Plotting code records:
= = = =

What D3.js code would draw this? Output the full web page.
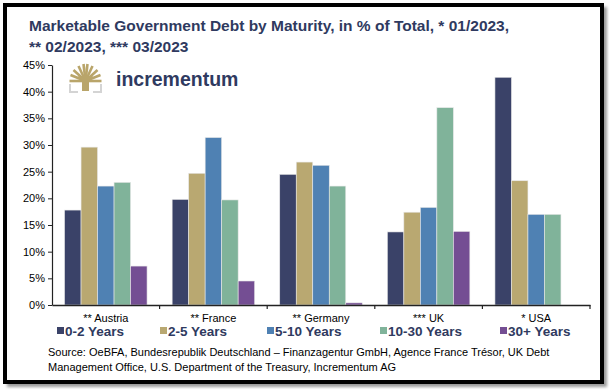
<!DOCTYPE html>
<html>
<head>
<meta charset="utf-8">
<script src="https://cdn.jsdelivr.net/npm/d3@7"></script>
<style>
  body { margin: 0; background: #fff; }
  svg { display: block; font-family: "Liberation Sans", Arial, sans-serif; }
</style>
</head>
<body>
<svg id="chart"></svg>
<script>
var width = 610;
var height = 392;

var margin = {
  top: 65,
  left: 52,
  right: 20,
  bottom: 87
};

// data
var countries = ["** Austria", "** France", "** Germany", "*** UK", "* USA"];
var series = ["0-2 Years", "2-5 Years", "5-10 Years", "10-30 Years", "30+ Years"];
var y0to2   = [17.8, 19.8, 24.5, 13.7, 42.7];
var y2to5   = [29.6, 24.7, 26.8, 17.4, 23.3];
var y5to10  = [22.3, 31.4, 26.2, 18.3, 17.0];
var y10to30 = [23.0, 19.7, 22.3, 37.0, 17.0];
var y30plus = [7.3, 4.5, 0.4, 13.8, 0];
var yTicks = [0, 5, 10, 15, 20, 25, 30, 35, 40, 45];

var colors = ["#3a4268", "#b9a871", "#4f81b3", "#80b39a", "#744e93"];
var values = [y0to2, y2to5, y5to10, y10to30, y30plus];

var svg = d3.select("#chart").attr("width", width).attr("height", height);

// frame + shadow
var defs = svg.append("defs");
defs.append("filter").attr("id", "blur")
  .append("feGaussianBlur").attr("stdDeviation", 1.5);
svg.append("rect")
  .attr("x", 7).attr("y", 7).attr("width", 600).attr("height", 380)
  .attr("fill", "#9a9a9a").attr("filter", "url(#blur)");
svg.append("rect")
  .attr("x", 5).attr("y", 5).attr("width", 597).attr("height", 377)
  .attr("fill", "#fff").attr("stroke", "#000").attr("stroke-width", 4);

// title
var title = svg.append("text")
  .attr("fill", "#2f3a60")
  .attr("font-size", 15.5)
  .attr("font-weight", "bold");
title.append("tspan").attr("x", 29).attr("y", 31)
  .text("Marketable Government Debt by Maturity, in % of Total, * 01/2023,");
title.append("tspan").attr("x", 29).attr("y", 52)
  .text("** 02/2023, *** 03/2023");

var xScale = d3.scaleBand()
  .domain(countries)
  .range([margin.left, width - margin.right])
  .padding(0);

var xInner = d3.scaleBand()
  .domain(series)
  .range([0, xScale.bandwidth()])
  .paddingInner(0)
  .paddingOuter(0.76);

var yScale = d3.scaleLinear()
  .domain([0, 45])
  .range([height - margin.bottom, margin.top]);

// logo
var logo = svg.append("g").attr("transform", "translate(69,64)");
var branches = [[-16, -2], [-15, -8], [-12, -13], [-7, -17], [-2, -19], [2, -19], [7, -17], [12, -13], [15, -8], [16, -2]];
branches.forEach(function(b) {
  logo.append("line")
    .attr("x1", 16.5).attr("y1", 17)
    .attr("x2", 16.5 + b[0]).attr("y2", 19 + b[1])
    .attr("stroke", "#b9a56a").attr("stroke-width", 2.6);
});
logo.append("path")
  .attr("d", "M13,27 L13,17 L9,12 L24,12 L20,17 L20,27 Z")
  .attr("fill", "#b9a56a");
logo.append("path")
  .attr("d", "M1,20 L1,28 L9,28 M24,28 L32,28 L32,20")
  .attr("fill", "none").attr("stroke", "#d4d4d4").attr("stroke-width", 2);
svg.append("text")
  .attr("x", 116).attr("y", 86)
  .attr("fill", "#2f3a60")
  .attr("font-size", 19.5)
  .attr("font-weight", "bold")
  .text("incrementum");

// bars
var groups = svg.selectAll("g.country")
  .data(countries)
  .enter()
  .append("g")
  .attr("class", "country")
  .attr("transform", function(d) { return `translate(${xScale(d)},0)`; });

groups.selectAll("rect")
  .data(function(d, i) {
    return series.map(function(s, j) { return {s: s, v: values[j][i], c: colors[j]}; });
  })
  .enter()
  .append("rect")
  .attr("x", function(d) { return xInner(d.s); })
  .attr("y", function(d) { return yScale(d.v); })
  .attr("width", xInner.bandwidth())
  .attr("height", function(d) { return yScale(0) - yScale(d.v); })
  .attr("fill", function(d) { return d.c; })
  .attr("stroke", function(d) { return d.v > 0 ? "#e8e8e8" : "none"; })
  .attr("stroke-width", 0.6);

// y axis
var yAxis = svg.append("g")
  .attr("transform", `translate(${margin.left},0)`)
  .call(d3.axisLeft(yScale)
    .tickValues(yTicks)
    .tickSize(4)
    .tickSizeOuter(0)
    .tickPadding(3)
    .tickFormat(function(d) { return d + "%"; }));
yAxis.selectAll("text").attr("font-size", 11).attr("fill", "#000")
  .attr("font-family", "Liberation Sans, Arial, sans-serif");
yAxis.selectAll("line").attr("stroke", "#222");
yAxis.select(".domain").attr("stroke", "#222").attr("stroke-width", 1.2);

// x axis
var xAxis = svg.append("g")
  .attr("transform", `translate(0,${yScale(0)})`)
  .call(d3.axisBottom(xScale).tickSize(0).tickSizeOuter(0).tickPadding(9));
xAxis.selectAll("text").attr("font-size", 11).attr("fill", "#000")
  .attr("font-family", "Liberation Sans, Arial, sans-serif");
xAxis.select(".domain").attr("stroke", "#222").attr("stroke-width", 1.5);
xAxis.selectAll("line.sep")
  .data(countries)
  .enter()
  .append("line")
  .attr("class", "sep")
  .attr("x1", function(d) { return xScale(d) + xScale.bandwidth(); })
  .attr("x2", function(d) { return xScale(d) + xScale.bandwidth(); })
  .attr("y1", 0).attr("y2", 4)
  .attr("stroke", "#222").attr("stroke-width", 1.2);

// legend
var legendX = [57, 160, 267, 380, 500];
var legend = svg.selectAll("g.legend")
  .data(series)
  .enter()
  .append("g")
  .attr("class", "legend")
  .attr("transform", function(d, i) { return `translate(${legendX[i]},331)`; });
legend.append("rect")
  .attr("x", 0).attr("y", -4).attr("width", 7).attr("height", 7)
  .attr("fill", function(d, i) { return colors[i]; });
legend.append("text")
  .attr("x", 8).attr("y", 5)
  .attr("font-size", 13.5).attr("font-weight", "bold").attr("fill", "#2f3a60")
  .text(function(d) { return d; });

// source
var src = svg.append("text")
  .attr("font-size", 11).attr("fill", "#000");
src.append("tspan").attr("x", 48).attr("y", 356)
  .text("Source: OeBFA, Bundesrepublik Deutschland \u2013 Finanzagentur GmbH, Agence France Tr\u00e9sor, UK Debt");
src.append("tspan").attr("x", 48).attr("y", 371)
  .text("Management Office, U.S. Department of the Treasury, Incrementum AG");
</script>
</body>
</html>
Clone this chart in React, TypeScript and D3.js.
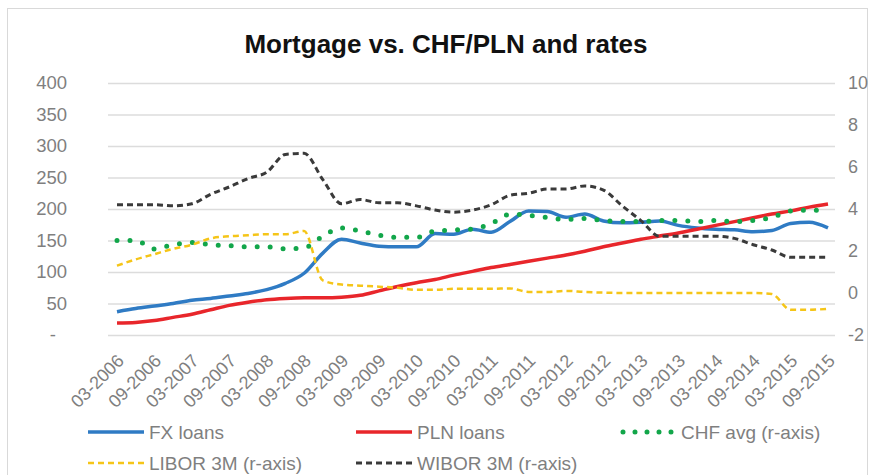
import React, { useEffect, useRef } from "react";
import * as d3 from "d3";

// quarterly categories, labels shown for 03 and 09
const quarters = [
  "03-2006", "06-2006", "09-2006", "12-2006",
  "03-2007", "06-2007", "09-2007", "12-2007",
  "03-2008", "06-2008", "09-2008", "12-2008",
  "03-2009", "06-2009", "09-2009", "12-2009",
  "03-2010", "06-2010", "09-2010", "12-2010",
  "03-2011", "06-2011", "09-2011", "12-2011",
  "03-2012", "06-2012", "09-2012", "12-2012",
  "03-2013", "06-2013", "09-2013", "12-2013",
  "03-2014", "06-2014", "09-2014", "12-2014",
  "03-2015", "06-2015", "09-2015",
];

// left axis
const fxLoans = [
  37, 42, 46, 50, 55, 58, 62, 66, 72, 82, 98, 130, 152, 146, 141, 140, 140, 161, 160, 168,
  163, 180, 197, 196, 187, 192, 181, 178, 179, 181, 174, 170, 168, 167, 164, 166, 177, 179, 170,
];
const plnLoans = [
  19, 20, 23, 28, 33, 40, 47, 52, 56, 58, 59, 59, 60, 63, 70, 77, 83, 88, 95, 101,
  107, 112, 117, 122, 127, 133, 140, 146, 152, 157, 162, 168, 174, 180, 186, 192, 197, 203, 208,
];

// right axis
const chfAvg = [
  2.5, 2.5, 2.1, 2.3, 2.4, 2.3, 2.25, 2.2, 2.2, 2.1, 2.15, 2.7, 3.1, 2.95, 2.75, 2.65, 2.65, 2.95, 3.0, 3.05,
  3.3, 3.75, 3.7, 3.6, 3.5, 3.55, 3.45, 3.4, 3.4, 3.45, 3.45, 3.4, 3.45, 3.4, 3.45, 3.6, 3.9, 3.95, 3.9,
];
const libor3m = [
  1.3, 1.6, 1.85, 2.1, 2.3, 2.6, 2.7, 2.75, 2.8, 2.8, 2.95, 0.6, 0.4, 0.35, 0.3, 0.25, 0.15, 0.15, 0.2, 0.2,
  0.2, 0.22, 0.05, 0.05, 0.1, 0.05, 0.02, 0, 0, 0, 0, 0, 0, 0, 0, -0.05, -0.8, -0.8, -0.75,
];
const wibor3m = [
  4.2, 4.2, 4.2, 4.15, 4.25, 4.7, 5.05, 5.45, 5.75, 6.6, 6.65, 5.4, 4.25, 4.45, 4.3, 4.3, 4.15, 3.95, 3.85, 3.95,
  4.2, 4.65, 4.75, 4.95, 4.95, 5.1, 4.9, 4.15, 3.45, 2.7, 2.7, 2.7, 2.7, 2.6, 2.3, 2.05, 1.7, 1.7, 1.7,
];

const leftTicks = [0, 50, 100, 150, 200, 250, 300, 350, 400];
const rightTicks = [-2, 0, 2, 4, 6, 8, 10];

const FONT = "'Liberation Sans', Arial, sans-serif";
const GREY = "#7f7f7f";

export default function App() {
  const ref = useRef<SVGSVGElement>(null);

  useEffect(() => {
    const svg = d3.select(ref.current);
    svg.selectAll("*").remove();

    const plot = { left: 108, right: 835, top: 83, bottom: 335 };

    // chart frame
    svg
      .append("rect")
      .attr("x", 7.5)
      .attr("y", 8.5)
      .attr("width", 860)
      .attr("height", 470)
      .attr("fill", "#fff")
      .attr("stroke", "#d9d9d9");

    const x = d3.scalePoint<string>().domain(quarters).range([117, 828]);
    const yL = d3.scaleLinear().domain([0, 400]).range([plot.bottom, plot.top]);
    const yR = d3.scaleLinear().domain([-2, 10]).range([plot.bottom, plot.top]);

    // title
    svg
      .append("text")
      .attr("x", 446)
      .attr("y", 53)
      .attr("text-anchor", "middle")
      .style("font", `bold 26px ${FONT}`)
      .attr("fill", "#111")
      .text("Mortgage vs. CHF/PLN and rates");

    // gridlines
    svg
      .append("g")
      .selectAll("line")
      .data(leftTicks)
      .enter()
      .append("line")
      .attr("x1", plot.left)
      .attr("x2", plot.right)
      .attr("y1", (d) => yL(d) + 0.5)
      .attr("y2", (d) => yL(d) + 0.5)
      .attr("stroke", "#dcdcdc")
      .attr("stroke-width", 1.4);

    // left axis labels
    svg
      .append("g")
      .selectAll("text")
      .data(leftTicks)
      .enter()
      .append("text")
      .attr("x", (d) => (d === 0 ? 56 : 67))
      .attr("y", (d) => yL(d))
      .attr("dy", "0.35em")
      .attr("text-anchor", "end")
      .style("font", `18.5px ${FONT}`)
      .attr("fill", GREY)
      .text((d) => (d === 0 ? "-" : String(d)));

    // right axis labels
    svg
      .append("g")
      .selectAll("text")
      .data(rightTicks)
      .enter()
      .append("text")
      .attr("x", 848)
      .attr("y", (d) => yR(d))
      .attr("dy", "0.35em")
      .style("font", `18px ${FONT}`)
      .attr("fill", GREY)
      .text((d) => String(d));

    // x labels, rotated
    svg
      .append("g")
      .selectAll("text")
      .data(quarters.filter((q) => q.startsWith("03") || q.startsWith("09")))
      .enter()
      .append("text")
      .attr("transform", (d) => `translate(${(x(d) as number) + 8},362) rotate(-45)`)
      .attr("text-anchor", "end")
      .style("font", `18px ${FONT}`)
      .attr("fill", GREY)
      .text((d) => d);

    const series = [
      { name: "FX loans", values: fxLoans, y: yL, color: "#2f7bc4", width: 3.5, dash: null, cap: "butt" },
      { name: "PLN loans", values: plnLoans, y: yL, color: "#e8262b", width: 3.5, dash: null, cap: "butt" },
      { name: "CHF avg (r-axis)", values: chfAvg, y: yR, color: "#12a64a", width: 5, dash: "0 13", cap: "round" },
      { name: "LIBOR 3M (r-axis)", values: libor3m, y: yR, color: "#f5c518", width: 2.5, dash: "6 4", cap: "butt" },
      { name: "WIBOR 3M (r-axis)", values: wibor3m, y: yR, color: "#3a3a3a", width: 3, dash: "6 4", cap: "butt" },
    ];

    series.forEach((s) => {
      const line = d3
        .line<number>()
        .x((_, i) => x(quarters[i]) as number)
        .y((d) => s.y(d))
        .curve(d3.curveMonotoneX);
      svg
        .append("path")
        .datum(s.values)
        .attr("d", line)
        .attr("fill", "none")
        .attr("stroke", s.color)
        .attr("stroke-width", s.width)
        .attr("stroke-linecap", s.cap)
        .attr("stroke-linejoin", "round")
        .attr("stroke-dasharray", s.dash);
    });

    // legend
    const legendPos = [
      [88, 432],
      [356, 432],
      [620, 432],
      [88, 463],
      [356, 463],
    ];
    const legend = svg
      .append("g")
      .selectAll("g")
      .data(series)
      .enter()
      .append("g")
      .attr("transform", (_, i) => `translate(${legendPos[i][0]},${legendPos[i][1]})`);
    legend
      .append("line")
      .attr("x1", (d) => (d.cap === "round" ? 3 : 0))
      .attr("x2", 56)
      .attr("stroke", (d) => d.color)
      .attr("stroke-width", (d) => d.width)
      .attr("stroke-linecap", (d) => d.cap)
      .attr("stroke-dasharray", (d) => (d.cap === "round" ? "0 12" : d.dash));
    legend
      .append("text")
      .attr("x", 61)
      .attr("dy", "0.35em")
      .style("font", `19px ${FONT}`)
      .attr("fill", GREY)
      .text((d) => d.name);
  }, []);

  return (
    <svg
      ref={ref}
      width={870}
      height={475}
      style={{ position: "absolute", left: 0, top: 0, background: "#fff" }}
    />
  );
}
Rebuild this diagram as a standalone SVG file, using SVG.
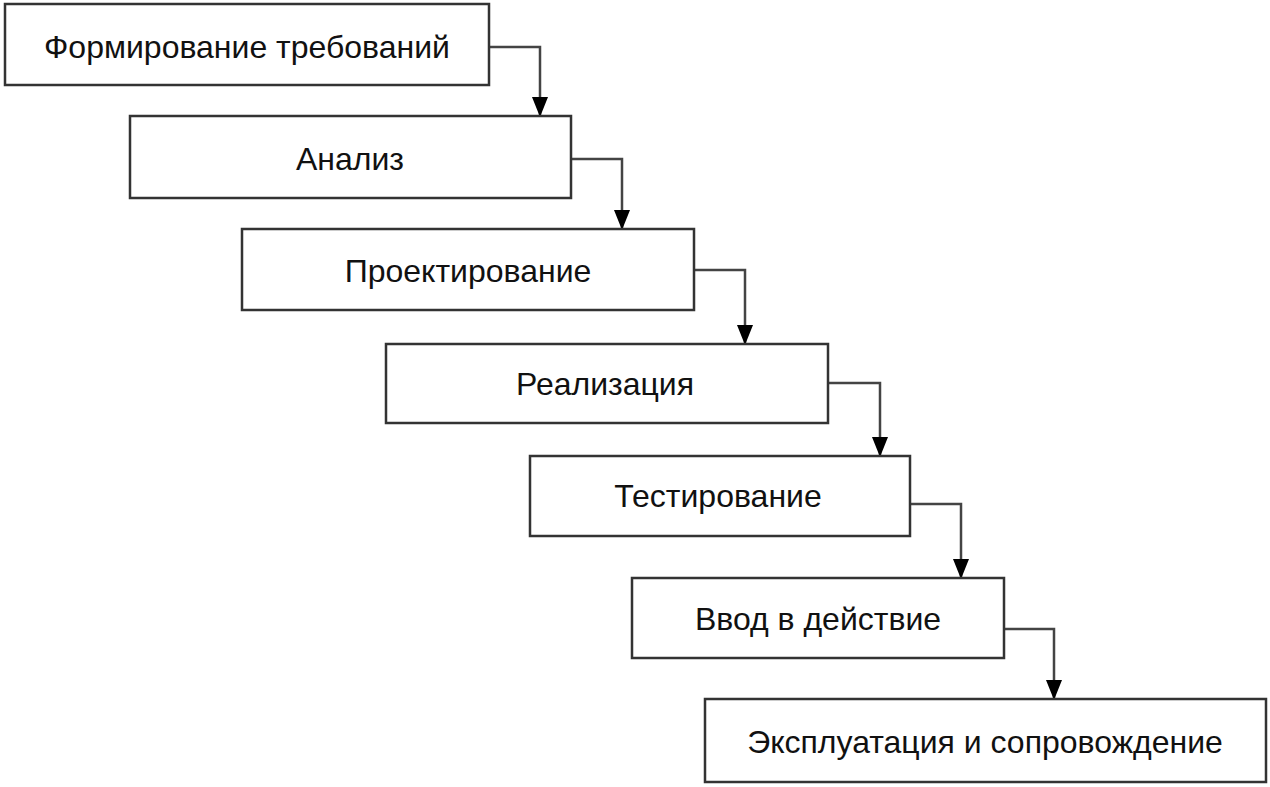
<svg xmlns="http://www.w3.org/2000/svg" width="1270" height="787" viewBox="0 0 1270 787">
<defs>
<style>
.b{fill:#fff;stroke:#333;stroke-width:2.5}
.t{font-family:"Liberation Sans",Arial,sans-serif;font-size:32px;fill:#111;text-anchor:middle;dominant-baseline:central}
.c{fill:none;stroke:#444;stroke-width:2.5}
</style>
<marker id="a" markerWidth="10" markerHeight="10" refX="9" refY="5" orient="auto" markerUnits="userSpaceOnUse" viewBox="0 0 10 10"><path d="M0,0L10,5L0,10z" fill="#000" transform="scale(1)"/></marker>
<marker id="ar" viewBox="0 0 20 20" markerWidth="20" markerHeight="20" refX="19" refY="10" orient="auto" markerUnits="userSpaceOnUse"><path d="M0,2L20,10L0,18z" fill="#000"/></marker>
</defs>
<rect width="1270" height="787" fill="#fff"/>
<g id="connectors">
<path class="c" d="M489,47H540V116" marker-end="url(#ar)"/>
<path class="c" d="M571,159H622V229" marker-end="url(#ar)"/>
<path class="c" d="M694,270H745V344" marker-end="url(#ar)"/>
<path class="c" d="M828,383H880V456" marker-end="url(#ar)"/>
<path class="c" d="M910,504H961V578" marker-end="url(#ar)"/>
<path class="c" d="M1004,629H1054V699" marker-end="url(#ar)"/>
</g>
<g id="n1"><rect class="b" x="5" y="4" width="484" height="81"/><text class="t" x="247" y="47">Формирование требований</text></g>
<g id="n2"><rect class="b" x="130" y="116" width="441" height="82"/><text class="t" x="350" y="159">Анализ</text></g>
<g id="n3"><rect class="b" x="242" y="229" width="452" height="81"/><text class="t" x="468" y="271">Проектирование</text></g>
<g id="n4"><rect class="b" x="386" y="344" width="442" height="79"/><text class="t" x="605" y="384">Реализация</text></g>
<g id="n5"><rect class="b" x="530" y="456" width="380" height="80"/><text class="t" x="718" y="496">Тестирование</text></g>
<g id="n6"><rect class="b" x="632" y="578" width="372" height="80"/><text class="t" x="818" y="619">Ввод в действие</text></g>
<g id="n7"><rect class="b" x="705" y="699" width="561" height="83"/><text class="t" x="985" y="742">Эксплуатация и сопровождение</text></g>
</svg>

= = = =

■ GIVEN REQUEST ■
Pictures in the material above should be skipped; print exactly the lines from the one with "Clone this chart" through the one with "import * as".

■ RESULT OF THIS EXERCISE ■
Clone this chart in React, TypeScript and D3.js.
import React, { useEffect, useRef } from "react";
import * as d3 from "d3";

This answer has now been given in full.